Holding — LeGrow, M.
- The Court of Chancery of Delaware held that the deed should be reformed to reflect the true intentions of the parties involved.
Rule
- A deed may be reformed to correct a mutual mistake when the evidence clearly shows that the written instrument does not reflect the parties' true intentions.
Reasoning
- The Court of Chancery reasoned that summary judgment was appropriate since there was no genuine issue of material fact regarding the parties' intent.
- The evidence showed that both parties intended for the property to serve as collateral for the loan, and the inclusion of Mrs. Roslewicz's name was a result of a scrivener's error.
- The Court found that the deed did not accurately represent the agreement made at the time of the transaction.
- The Roslewiczes acknowledged that they did not intend for Mrs. Roslewicz to be a joint owner of the property.
- Furthermore, the Court determined that the action was timely and not barred by laches, as the applicable limitations period for the sealed document was 20 years.
- The reformation would allow Deutsche Bank to enforce its rights under the mortgage, aligning the deed with the original intent of the parties.
Deep Dive: How the Court Reached Its Decision
Court's Analysis of Summary Judgment
The Court began its analysis by reaffirming that summary judgment is appropriate when the evidence presented shows no genuine issue of material fact and the moving party is entitled to judgment as a matter of law. The evidence must be viewed in a light most favorable to the non-moving party, which in this case was the Roslewiczes. The Court emphasized that Deutsche Bank had the initial burden to demonstrate that no material facts were in dispute. Once Deutsche Bank established this, the burden shifted to the Roslewiczes to present specific evidence that could demonstrate a genuine factual dispute. However, the Court found that the Roslewiczes failed to provide such evidence, and their admissions during depositions supported Deutsche Bank’s claims. Consequently, the Court felt justified in proceeding with the summary judgment process.

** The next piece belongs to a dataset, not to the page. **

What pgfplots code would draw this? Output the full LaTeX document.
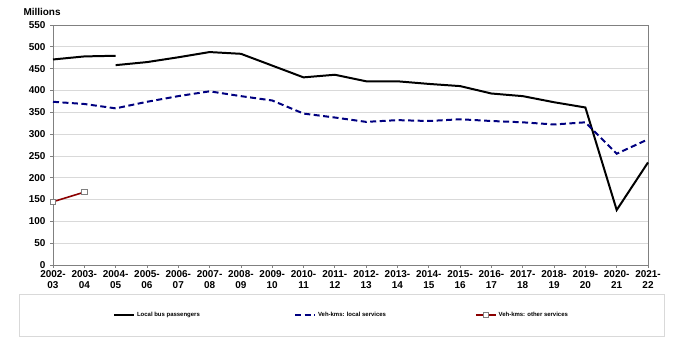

Mutual Mistake and Scrivener's Error
The Court examined the concept of mutual mistake, which occurs when both parties share the same intention that is not accurately reflected in the written document. Here, the evidence indicated that both parties intended for the property to serve as collateral for the loan, and the inclusion of Mrs. Roslewicz's name on the deed was identified as a scrivener's error. The Court noted that a scrivener's error is a minor mistake made in the drafting of a document that fails to capture the true intent of the parties, such as incorrectly including a name. The undisputed facts supported the conclusion that Mrs. Roslewicz did not intend to be listed as a joint owner, as she did not apply for the loan nor sign any relevant documents. This clear alignment of intent between the parties and the evidence of a drafting error led the Court to determine that the deed did not accurately reflect their agreement.
Timeliness of the Action
The Court addressed the Roslewiczes' argument regarding the timeliness of Deutsche Bank's action, which they claimed was barred by laches. The Roslewiczes contended that the applicable limitations period was 120 days, based on a Limited Power of Attorney signed at settlement. However, the Court pointed out that there was no statutory authority supporting the notion that this time frame functioned as a statute of limitations for correcting the deed. Instead, the Court referenced the 20-year limitations period applicable to sealed documents, affirming that Deutsche Bank filed the action well within this time frame. The Court concluded that the Roslewiczes did not demonstrate any prejudice from the delay, which further supported the timeliness of Deutsche Bank's reformation request.
Arguments Against Reformation
The Court considered the Roslewiczes' arguments against reformation, including claims of unjust enrichment and the assertion that the case should be treated as a foreclosure action. The Roslewiczes argued that they would not be unjustly enriched if the reformation was denied, as Mr. Roslewicz was working on a loan modification to cure the mortgage default. However, the Court clarified that denying reformation would prevent Deutsche Bank from enforcing its mortgage rights, as the deed must match the mortgage for foreclosure to be initiated. The Court noted that the relief sought was about aligning the deed with the original intent of the parties, not about altering liabilities. Therefore, the Court found the Roslewiczes' arguments unconvincing regarding the necessity of reformation.
Conclusion on Reformation
In conclusion, the Court determined that Deutsche Bank had established by clear and convincing evidence that the intent of the parties was to have the property serve as collateral for the mortgage loan, and that the inclusion of Mrs. Roslewicz's name on the deed was unintended. The Court maintained that the evidence presented removed any doubt about the mutual mistake and supported the need for reformation of the deed to reflect the actual agreement. The Court ultimately recommended granting summary judgment in favor of Deutsche Bank, allowing the deed to be corrected to align with the original intentions of all parties involved. This ruling was significant in ensuring that Deutsche Bank could proceed with its rights under the mortgage and rectify the discrepancies caused by the scrivener's error.